Na Semana Santa do Ano da Fé somos convidados a confrontar-nos com os vários “Mistérios da Fé” celebrados nesses dias abençoados. Pensando bem, boa parte da nossa Profissão de Fé (Credo) está relacionada estreitamente com as celebrações da Semana Santa e da Páscoa. É um motivo a mais para que a vivamos intensamente, deixando-nos envolver por Deus, que veio ao nosso encontro de maneira tão misericordiosa salvadora.
Em nossa fé cristã católica professamos que Deus enviou ao mundo seu único Filho, Jesus Cristo para nos salvar.

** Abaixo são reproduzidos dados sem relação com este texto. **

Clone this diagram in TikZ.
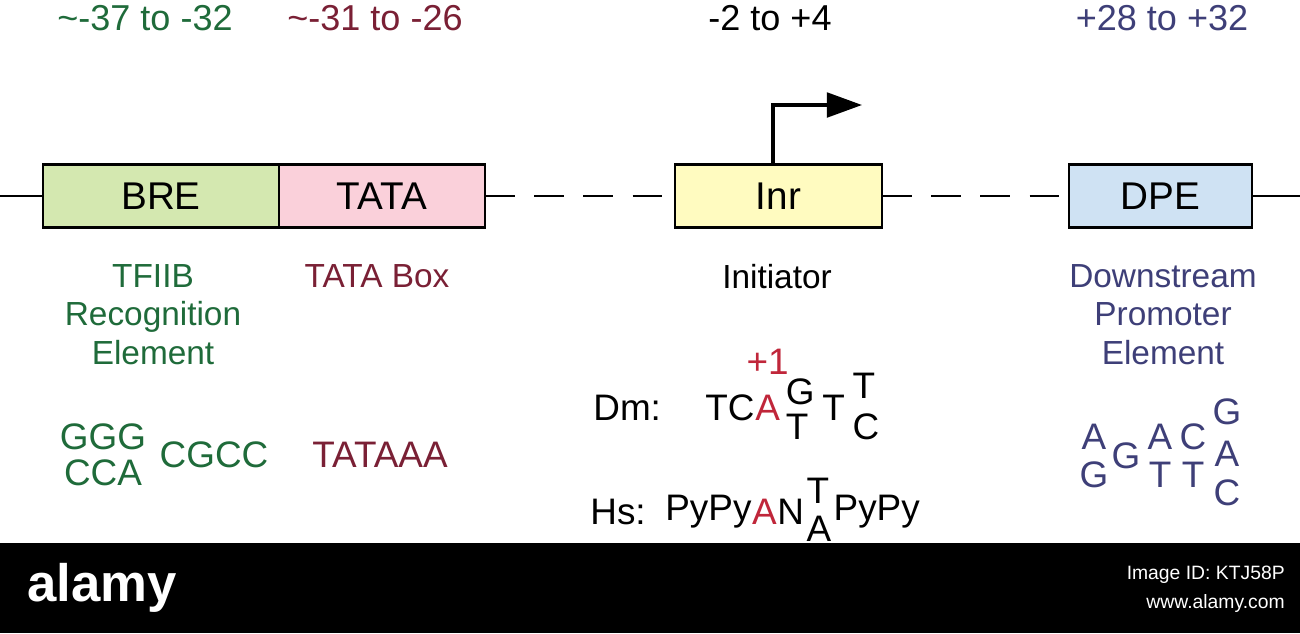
\documentclass[tikz,border=0pt]{standalone}
\usepackage{fontspec}
\setmainfont{Liberation Sans}
\usetikzlibrary{arrows.meta}
\definecolor{gr}{HTML}{1F6B3A}
\definecolor{mr}{HTML}{7A2035}
\definecolor{nv}{HTML}{3E3F78}
\definecolor{redA}{HTML}{C0263A}
\begin{document}
\begin{tikzpicture}[x=0.02cm,y=-0.02cm]
\tikzset{box/.style={draw=black,line width=1.6pt,minimum height=1.26cm,inner sep=0pt,font=\fontsize{22}{24}\selectfont},
lab/.style={font=\fontsize{19}{20}\selectfont,align=center,inner sep=0pt},
seq/.style={font=\fontsize{21}{22}\selectfont,inner sep=0pt},
top/.style={font=\fontsize{20.5}{22}\selectfont,inner sep=0pt},
dsh/.style={line width=1.6pt,dash pattern=on 17pt off 11pt}}
\useasboundingbox (0,0) rectangle (1300,633);
\fill[white] (0,0) rectangle (1300,633);
% line
\coordinate (l0) at (0,196); \coordinate (l1) at (1300,196);
\draw[line width=1.6pt] (l0) -- (43,196);
\draw[dsh] (485,196) -- (675,196);
\draw[dsh] (882,196) -- (1069,196);
\draw[line width=1.6pt] (1252,196) -- (l1);
% boxes
\node[box,fill={rgb,255:red,212;green,232;blue,176},minimum width=4.72cm] (bre) at (161,196) {BRE};
\node[box,fill={rgb,255:red,250;green,208;blue,218},minimum width=4.12cm] (tata) at (382,196) {TATA};
\node[box,fill={rgb,255:red,255;green,251;blue,192},minimum width=4.14cm] (inr) at (778.5,196) {Inr};
\node[box,fill={rgb,255:red,207;green,226;blue,243},minimum width=3.66cm] (dpe) at (1160.5,196) {DPE};
% arrow
\coordinate (ar) at (862,105);
\draw[line width=2pt,-{Triangle[length=20pt,width=14pt]}] (773,165) -- (773,105) -- (ar);
% top labels
\node[top,text=gr] (t1) at (145,18) {\textasciitilde-37 to -32};
\node[top,text=mr] (t2) at (375,18) {\textasciitilde-31 to -26};
\node[top] (t3) at (770,18) {-2 to +4};
\node[top,text=nv] (t4) at (1162,18) {+28 to +32};
% lower labels
\node[lab,text=gr,anchor=north] (b1) at (153,264) {TFIIB\\[2pt]Recognition\\[2pt]Element};
\node[lab,text=mr,anchor=north] (b2) at (377,264) {TATA Box};
\node[lab,anchor=north] (b3) at (777,264) {Initiator};
\node[lab,text=nv,anchor=north] (b4) at (1163,264) {Downstream\\[2pt]Promoter\\[2pt]Element};
% BRE seq
\node[seq,text=gr] (s1) at (103,437) {GGG};
\node[seq,text=gr] (s2) at (103,473) {CCA};
\node[seq,text=gr] (s3) at (214,455) {CGCC};
\node[seq,text=mr] (s4) at (380,455) {TATAAA};
% Dm
\node[seq,anchor=west] (dm) at (593,408) {Dm:};
\node[seq,anchor=west] (d0) at (705,408) {TC};
\node[seq,text=redA,anchor=west] (d1) at (d0.east) {A};
\node[seq,text=redA] (p1) at ([yshift=0.92cm]d1.center) {+1};
\node[seq,anchor=west] (d2) at ([xshift=3pt,yshift=0.33cm]d1.east) {G};
\node[seq,anchor=west] (d3) at ([xshift=3pt,yshift=-0.38cm]d1.east) {T};
\node[seq,anchor=west] (d4) at ([xshift=4pt]d2.east |- d1.east) {T};
\node[seq,anchor=west] (d5) at ([xshift=4pt,yshift=0.45cm]d4.east) {T};
\node[seq,anchor=west] (d6) at ([xshift=4pt,yshift=-0.38cm]d4.east) {C};
% Hs
\node[seq,anchor=west] (hs) at (590,512) {Hs:};
\node[seq,anchor=west] (h0) at (665,512) {PyPy};
\node[seq,text=redA,anchor=west] (h1) at (h0.east) {A};
\node[seq,anchor=west] (h2) at (h1.east) {N};
\node[seq,anchor=west] (h3) at ([xshift=1pt,yshift=0.42cm]h2.east) {T};
\node[seq,anchor=west] (h4) at ([xshift=1pt,yshift=-0.33cm]h2.east) {A};
\node[seq,anchor=west] (h5) at ([xshift=1pt]h4.east |- h2.east) {PyPy};
% DPE seq
\node[seq,text=nv] (e1) at (1094,437) {A};
\node[seq,text=nv] (e2) at (1094,475) {G};
\node[seq,text=nv] (e3) at (1126,456) {G};
\node[seq,text=nv] (e4) at (1160,437) {A};
\node[seq,text=nv] (e5) at (1160,475) {T};
\node[seq,text=nv] (e6) at (1193,437) {C};
\node[seq,text=nv] (e7) at (1193,475) {T};
\node[seq,text=nv] (e8) at (1227,412) {G};
\node[seq,text=nv] (e9) at (1227,454) {A};
\node[seq,text=nv] (e10) at (1227,493) {C};
% watermark band
\fill[black] (0,543) rectangle (1300,633);
\node[text=white,font=\fontsize{30}{30}\selectfont\bfseries,inner sep=0pt] (al) at (102,588) {alamy};
\node[text=white,font=\fontsize{11}{12}\selectfont,anchor=east,inner sep=0pt] (id) at (1285,575) {Image ID: KTJ58P};
\node[text=white,font=\fontsize{11}{12}\selectfont,anchor=east,inner sep=0pt] (ww) at (1285,603) {www.alamy.com};
\end{tikzpicture}
\end{document}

Em tudo, o Filho assumiu a nossa condição humana, menos no pecado; São Paulo bem recorda que o pecado nunca dominou sobre Ele. Salvar, significa dar sentido pleno à nossa existência e a participação na felicidade completa; isso somente Deus pode nos dar. O Filho, feito homem, acolheu a todos nós em sua santa humanidade, mostrou a luz de Deus para que possamos viver iluminados pela verdade e ele mesmo se fez para nós o caminho, a verdade e a vida.
Poderia Deus realizar o seu desígnio a nosso respeito – de vida plena para todos – sem que o Filho passasse pela contradição da condição humana, o sofrimento e a morte, como experimentam todos os descendentes de Adão e aqueles que procuram nesta vida ser fiéis a Deus? Queria Deus Pai o sofrimento de seu Filho? Este é um grande mistério e não cabem aqui respostas fáceis e superficiais. Mas é certo que Deus não quer o sofrimento para ninguém, muito menos o quis para seu amado Filho.
O fato é que Jesus Cristo, na sua condição humana, permaneceu fiel a Deus e à sua missão, não obstante as ameaças e perseguições. E Deus Pai aceitou esta radical “obediência” de Cristo: “obediente até à morte e morte de cruz” (Fl 2,8). Nessa total fidelidade a Deus, Ele nos deu o exemplo, para que sigamos os seus passos e permaneçamos fiéis a Deus sempre; nada deve ser colocado acima dessa total fidelidade a Deus. Ao meu ver, o mistério da cruz de Cristo só se explica pela sua total comunhão com Deus Pai, que teria sido rompida se Jesus entrasse no jogo das conveniências humanas ou do medo. Ele não seguiu o “politicamente correto” para salvar a própria pele. Muitíssimos, a seu exemplo, também enfrentaram todo tipo de desprezo e discriminação por causa da “verdade”. Tantos morreram mártires, como o próprio Jesus.
Nossa fé católica em Jesus Cristo não nos permite escolher apenas algum aspecto de sua pessoa ou de seu ensinamento, que mais nos agrade. E a Igreja está no mundo para testemunhar a fé completa sobre Jesus Cristo, Filho de Deus, Salvador. É a fé pascal em Cristo ressuscitado, que triunfou sobre o pecado, o ódio e a morte; somos as testemunhas de sua ressurreição e isso constitui um ousadíssimo aspecto de nossa profissão de fé.
Mas isso não nos pode levar a esquecer a cruz de Cristo. É uma tentação insidiosa, apresentar ao mundo apenas o Cristo glorioso, sem referência ao Cristo crucificado. A tendência humana de fugir da cruz pode levar à busca de uma religião fácil e “politicamente correta”, onde só há “vantagens” e nenhuma escolha difícil ou renúncia. Jesus não ensinou um Cristianismo sem necessidade de conversão, sem cruz, sem colocar o reino de Deus como centro de referência para a vida do homem e do mundo. O seu caminho para a vida plena e para a participação na glória de Deus passa pela cruz.
O papa Francisco, na sua primeira missa com o colégio Cardinalício no dia 14 de março, ainda na Capela Sistina, observou que a Igreja, deixando de lado Jesus Cristo crucificado, tornar-se-ia apenas uma “ONG piedosa”… Falando aos jovens, no Domingo de Ramos, convidou-os a tomarem, com ele, o caminho para a Jornada Mundial da Juventude, no Rio de Janeiro e encorajou-os a não terem vergonha da cruz de Cristo e a abraçarem com coragem a própria cruz, no seguimento de Cristo.
Quando professamos nossa fé, lembremos sempre que a graça de nossa “liberdade de filhos de Deus” custou “um preço muito alto” (cf 1Cor 6,20): nada menos que o sofrimento, o sangue derramado e a morte do Filho de Deus feito homem! Celebrando a Páscoa, agradeçamos por tão grande presente! E em tudo sejamos fiéis a Deus também nós, como foi nosso Salvador.